Bernie

Richard Linklater

BY Jesse SkinnerPublished Sep 6, 2012

"It's like he cast a spell over the entire town." So says district attorney Danny Buck Davidson (Matthew McConaughey) of Bernie Tiede (Jack Black), the most popular resident of Carthage, Texas. The fact that Tiede is on trial for murdering and concealing the body of his friend and benefactor, Marjorie Nugent (Shirley MacLaine), seems to his neighbours no more than a blemish on his social record. Tiede was so admired, and Nugent so utterly detested, that, to Davidson's astonishment, Tiede's clear guilt doesn't turn the townsfolk against him. Some of them actually think he should be praised. That's the setup of Bernie, a well-made, fact-based comedy of dubious morality. Yes, it is a comedy ― writer / director Richard Linklater seems to find the idea that a man could get away with murder on good character alone more hilarious than horrifying. But it is disturbing and had Davidson not been such an apparently skilled and determined lawyer, Tiede could have easily gotten off. Is that funny? In an absurd sort of way, yes.

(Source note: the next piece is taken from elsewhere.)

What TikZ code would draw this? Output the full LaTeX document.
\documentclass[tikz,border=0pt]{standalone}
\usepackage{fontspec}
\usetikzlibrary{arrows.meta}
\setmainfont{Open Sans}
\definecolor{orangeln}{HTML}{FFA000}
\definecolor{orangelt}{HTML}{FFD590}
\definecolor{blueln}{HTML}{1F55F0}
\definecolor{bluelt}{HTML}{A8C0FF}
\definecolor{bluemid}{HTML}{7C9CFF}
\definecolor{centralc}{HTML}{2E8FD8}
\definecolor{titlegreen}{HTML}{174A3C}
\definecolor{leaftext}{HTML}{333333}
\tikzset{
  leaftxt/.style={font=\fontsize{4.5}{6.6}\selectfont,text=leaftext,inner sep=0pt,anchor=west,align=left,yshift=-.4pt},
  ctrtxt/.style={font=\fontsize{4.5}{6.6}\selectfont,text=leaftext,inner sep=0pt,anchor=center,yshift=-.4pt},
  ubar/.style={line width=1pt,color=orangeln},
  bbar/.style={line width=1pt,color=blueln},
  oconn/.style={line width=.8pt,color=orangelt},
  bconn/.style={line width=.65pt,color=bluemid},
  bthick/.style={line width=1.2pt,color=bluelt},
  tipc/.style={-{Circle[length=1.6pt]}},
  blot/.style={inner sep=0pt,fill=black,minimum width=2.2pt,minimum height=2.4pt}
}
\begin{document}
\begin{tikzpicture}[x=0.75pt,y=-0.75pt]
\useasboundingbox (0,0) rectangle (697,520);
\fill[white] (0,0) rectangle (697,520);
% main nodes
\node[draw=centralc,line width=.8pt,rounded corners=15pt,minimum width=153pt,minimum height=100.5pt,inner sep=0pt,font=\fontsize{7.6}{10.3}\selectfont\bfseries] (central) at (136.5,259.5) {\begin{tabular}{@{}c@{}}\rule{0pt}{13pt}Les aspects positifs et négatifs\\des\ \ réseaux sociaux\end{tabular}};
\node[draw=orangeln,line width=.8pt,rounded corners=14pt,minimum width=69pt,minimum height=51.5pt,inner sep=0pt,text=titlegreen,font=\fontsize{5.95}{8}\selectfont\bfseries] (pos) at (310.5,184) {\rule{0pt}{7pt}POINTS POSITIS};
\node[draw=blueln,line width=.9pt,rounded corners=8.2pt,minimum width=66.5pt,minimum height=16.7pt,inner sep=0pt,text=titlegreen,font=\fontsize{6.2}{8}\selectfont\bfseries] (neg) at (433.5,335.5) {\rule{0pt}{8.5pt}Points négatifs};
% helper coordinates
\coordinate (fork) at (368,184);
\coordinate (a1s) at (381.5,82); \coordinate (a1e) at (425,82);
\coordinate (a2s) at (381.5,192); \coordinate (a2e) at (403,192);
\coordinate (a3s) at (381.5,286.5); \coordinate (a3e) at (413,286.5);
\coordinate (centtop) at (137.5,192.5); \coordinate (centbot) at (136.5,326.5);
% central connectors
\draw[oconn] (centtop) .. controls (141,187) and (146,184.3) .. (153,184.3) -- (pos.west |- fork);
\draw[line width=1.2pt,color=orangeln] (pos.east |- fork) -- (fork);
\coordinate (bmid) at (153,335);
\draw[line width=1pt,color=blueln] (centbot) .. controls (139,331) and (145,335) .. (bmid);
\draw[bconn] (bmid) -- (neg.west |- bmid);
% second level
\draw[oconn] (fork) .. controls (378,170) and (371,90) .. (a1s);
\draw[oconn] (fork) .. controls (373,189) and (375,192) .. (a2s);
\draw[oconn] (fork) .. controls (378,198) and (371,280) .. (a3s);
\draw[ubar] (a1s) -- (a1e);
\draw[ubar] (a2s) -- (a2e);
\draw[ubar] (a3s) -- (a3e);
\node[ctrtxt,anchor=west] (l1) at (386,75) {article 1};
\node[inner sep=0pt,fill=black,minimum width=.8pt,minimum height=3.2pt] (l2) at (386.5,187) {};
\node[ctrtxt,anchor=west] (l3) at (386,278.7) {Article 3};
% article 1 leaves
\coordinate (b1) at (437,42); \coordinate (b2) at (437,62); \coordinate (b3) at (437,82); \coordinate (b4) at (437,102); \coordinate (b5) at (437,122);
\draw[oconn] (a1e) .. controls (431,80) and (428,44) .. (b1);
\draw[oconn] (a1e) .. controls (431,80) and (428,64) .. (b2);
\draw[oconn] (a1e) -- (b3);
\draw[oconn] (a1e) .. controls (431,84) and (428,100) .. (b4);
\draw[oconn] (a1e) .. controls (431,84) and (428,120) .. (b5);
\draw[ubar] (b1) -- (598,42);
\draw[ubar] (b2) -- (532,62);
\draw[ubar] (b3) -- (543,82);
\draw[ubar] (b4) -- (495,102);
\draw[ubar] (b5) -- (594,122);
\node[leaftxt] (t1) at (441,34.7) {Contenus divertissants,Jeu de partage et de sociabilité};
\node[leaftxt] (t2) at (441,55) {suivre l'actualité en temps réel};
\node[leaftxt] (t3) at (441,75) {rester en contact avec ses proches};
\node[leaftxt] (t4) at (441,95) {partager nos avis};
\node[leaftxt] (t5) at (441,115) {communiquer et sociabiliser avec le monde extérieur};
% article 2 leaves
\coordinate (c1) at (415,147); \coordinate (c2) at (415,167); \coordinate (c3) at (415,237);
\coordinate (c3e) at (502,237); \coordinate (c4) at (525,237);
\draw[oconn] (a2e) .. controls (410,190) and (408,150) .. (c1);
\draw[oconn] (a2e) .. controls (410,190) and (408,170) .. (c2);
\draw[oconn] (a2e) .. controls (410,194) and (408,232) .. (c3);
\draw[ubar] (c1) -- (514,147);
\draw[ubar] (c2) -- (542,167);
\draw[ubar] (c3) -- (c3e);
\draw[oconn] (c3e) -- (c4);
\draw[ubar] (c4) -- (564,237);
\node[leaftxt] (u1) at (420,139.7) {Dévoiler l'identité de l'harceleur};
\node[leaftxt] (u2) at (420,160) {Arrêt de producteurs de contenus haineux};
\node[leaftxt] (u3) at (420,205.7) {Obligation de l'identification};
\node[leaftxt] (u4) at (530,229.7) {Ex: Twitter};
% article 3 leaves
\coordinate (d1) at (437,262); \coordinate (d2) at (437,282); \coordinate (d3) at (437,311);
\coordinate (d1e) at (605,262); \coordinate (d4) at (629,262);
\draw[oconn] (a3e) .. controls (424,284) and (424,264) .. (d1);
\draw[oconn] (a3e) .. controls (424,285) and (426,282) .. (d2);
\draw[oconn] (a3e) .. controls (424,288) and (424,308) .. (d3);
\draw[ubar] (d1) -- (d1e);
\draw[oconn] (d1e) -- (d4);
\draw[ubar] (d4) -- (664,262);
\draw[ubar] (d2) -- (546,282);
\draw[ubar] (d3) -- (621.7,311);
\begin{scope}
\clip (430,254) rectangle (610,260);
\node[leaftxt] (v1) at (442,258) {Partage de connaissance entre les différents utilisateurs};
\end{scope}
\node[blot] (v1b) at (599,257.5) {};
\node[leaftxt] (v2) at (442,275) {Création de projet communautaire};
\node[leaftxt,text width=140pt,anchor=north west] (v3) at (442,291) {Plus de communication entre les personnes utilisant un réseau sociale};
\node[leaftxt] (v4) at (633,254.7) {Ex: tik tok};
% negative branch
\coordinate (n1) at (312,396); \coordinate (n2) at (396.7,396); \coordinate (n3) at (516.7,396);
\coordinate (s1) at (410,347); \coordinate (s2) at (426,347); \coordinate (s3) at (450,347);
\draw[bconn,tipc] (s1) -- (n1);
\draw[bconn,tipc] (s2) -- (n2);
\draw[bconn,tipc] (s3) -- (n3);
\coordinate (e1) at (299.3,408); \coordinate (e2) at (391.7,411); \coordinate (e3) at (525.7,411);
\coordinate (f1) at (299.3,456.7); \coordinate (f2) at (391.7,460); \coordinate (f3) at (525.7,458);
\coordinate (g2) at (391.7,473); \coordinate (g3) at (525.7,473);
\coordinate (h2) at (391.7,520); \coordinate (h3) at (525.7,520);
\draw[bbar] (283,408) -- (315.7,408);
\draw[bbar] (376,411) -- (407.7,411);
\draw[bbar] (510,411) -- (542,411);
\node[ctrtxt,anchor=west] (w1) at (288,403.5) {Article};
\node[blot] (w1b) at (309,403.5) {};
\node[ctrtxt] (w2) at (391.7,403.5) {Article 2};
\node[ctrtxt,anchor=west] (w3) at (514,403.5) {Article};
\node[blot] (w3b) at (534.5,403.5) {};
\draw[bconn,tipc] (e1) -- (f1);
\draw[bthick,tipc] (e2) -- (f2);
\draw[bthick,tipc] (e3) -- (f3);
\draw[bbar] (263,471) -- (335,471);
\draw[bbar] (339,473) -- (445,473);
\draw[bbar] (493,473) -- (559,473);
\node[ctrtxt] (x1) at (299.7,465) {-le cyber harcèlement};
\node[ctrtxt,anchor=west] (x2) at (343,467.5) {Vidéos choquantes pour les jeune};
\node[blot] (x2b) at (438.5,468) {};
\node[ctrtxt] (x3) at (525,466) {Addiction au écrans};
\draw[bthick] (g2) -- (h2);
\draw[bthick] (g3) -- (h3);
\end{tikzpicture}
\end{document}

I'm just not sure Linklater should have approached the material so lightly; he intercuts Black and MacLaine's dramatic re-enactments with staged interviews of Tiede's friends and neighbours, who offer broad opinions wavering between honesty and delusion. Anyone who would support the evil of a friend is guilty of something more than small-town loyalty. The most telling shot of the film comes during the end credits: the real Tiede and Black in conversation. Black looks transfixed ― did Tiede cast a spell over the filmmakers as well? DVD features explain the methodology of the film, particularly of Black's transformative, career-high performance. But the apparent moral center of the story ― the attempt of a lawyer to bring justice where it was not wanted ― is given only passing consideration.